The court evaluated the specific claims made by the plaintiffs regarding Cumberland's lack of good faith in the franchise renewal process. Plaintiffs argued that the use of independent appraisals, the demand for back rent, and the request for spousal guaranties indicated that Cumberland was acting in bad faith. In examining the rental amounts set by Cumberland, the court found that these were based on a uniform formula applied to all franchisees and did not reflect arbitrary or discriminatory behavior. Furthermore, the plaintiffs had the opportunity to contest these appraisals through a rental review program but chose not to utilize that option. The court determined that the mere existence of higher rental fees did not, by itself, signify a lack of good faith, especially since the appraisals were conducted in accordance with established procedures applicable to all franchisees. The court concluded that the claims regarding appraisals did not present a serious question about Cumberland's good faith.

Demand for Back Rent

The court addressed the plaintiffs' contention that Cumberland's demand for back rent was indicative of bad faith. The demand for back rent stemmed from the time period during which the plaintiffs had been operating under an injunction that allowed them to continue under the old agreements instead of the new terms proposed by Cumberland. The court clarified that Cumberland's request for back rent was not barred as a counterclaim from prior litigation, as it arose after the previous case concluded. It noted that the request for back rent was reasonable, given that the plaintiffs had received benefits from the injunction, and thus, the demand did not demonstrate a lack of good faith. The court found that Cumberland was simply holding the plaintiffs to the same financial obligations it imposed on other franchisees, reflecting a consistent and fair approach rather than an arbitrary or discriminatory demand.

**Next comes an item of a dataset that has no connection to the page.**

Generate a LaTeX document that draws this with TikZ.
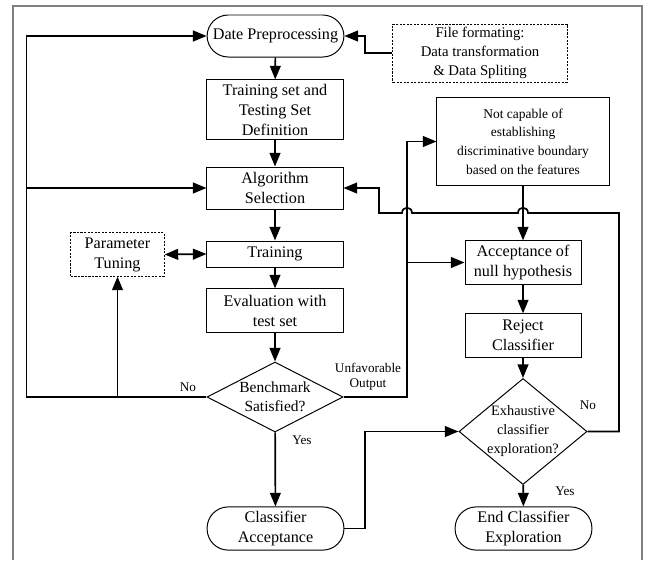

Spousal Guaranty Requirement

The court recognized that the requirement for spousal guaranties presented a distinct issue that warranted closer scrutiny. It noted that under Federal Reserve Board Regulation B, a creditor is prohibited from requiring a spouse's signature on credit instruments if the applicant qualifies independently for credit. The court found that this raised a significant question regarding whether Cumberland, in demanding such guaranties, was violating federal regulations. Given the ambiguity surrounding Cumberland's status as a creditor under Regulation B, the court determined that this point introduced a serious question that could lead to a fair ground for litigation. Therefore, the court concluded that Cumberland should be enjoined from requiring these spousal guaranties as a condition for renewing the franchise agreements until further order. This aspect of the case distinguished itself from the other claims made by the plaintiffs, as it presented a reasonable chance of success on the merits.

Balance of Hardships

In determining whether to grant the plaintiffs' motion for a preliminary injunction, the court assessed the balance of hardships between the parties. It considered the potential harm to the plaintiffs if the injunction were not granted, which would effectively result in the nonrenewal of their franchise agreements, thereby jeopardizing their business operations. Conversely, the court evaluated the hardship that Cumberland would face if the injunction were granted, particularly regarding its ability to enforce the terms of the new franchise agreements. The court concluded that the harm to the plaintiffs outweighed any potential hardship to Cumberland, particularly given the plaintiffs' ongoing business operations under the old agreements. As a result, the court found it appropriate to grant the injunction concerning the spousal guaranties while denying the other requests for preliminary relief. This decision reflected the court's careful balancing of interests in the context of the PMPA and its aim to protect franchisees from unjust nonrenewal.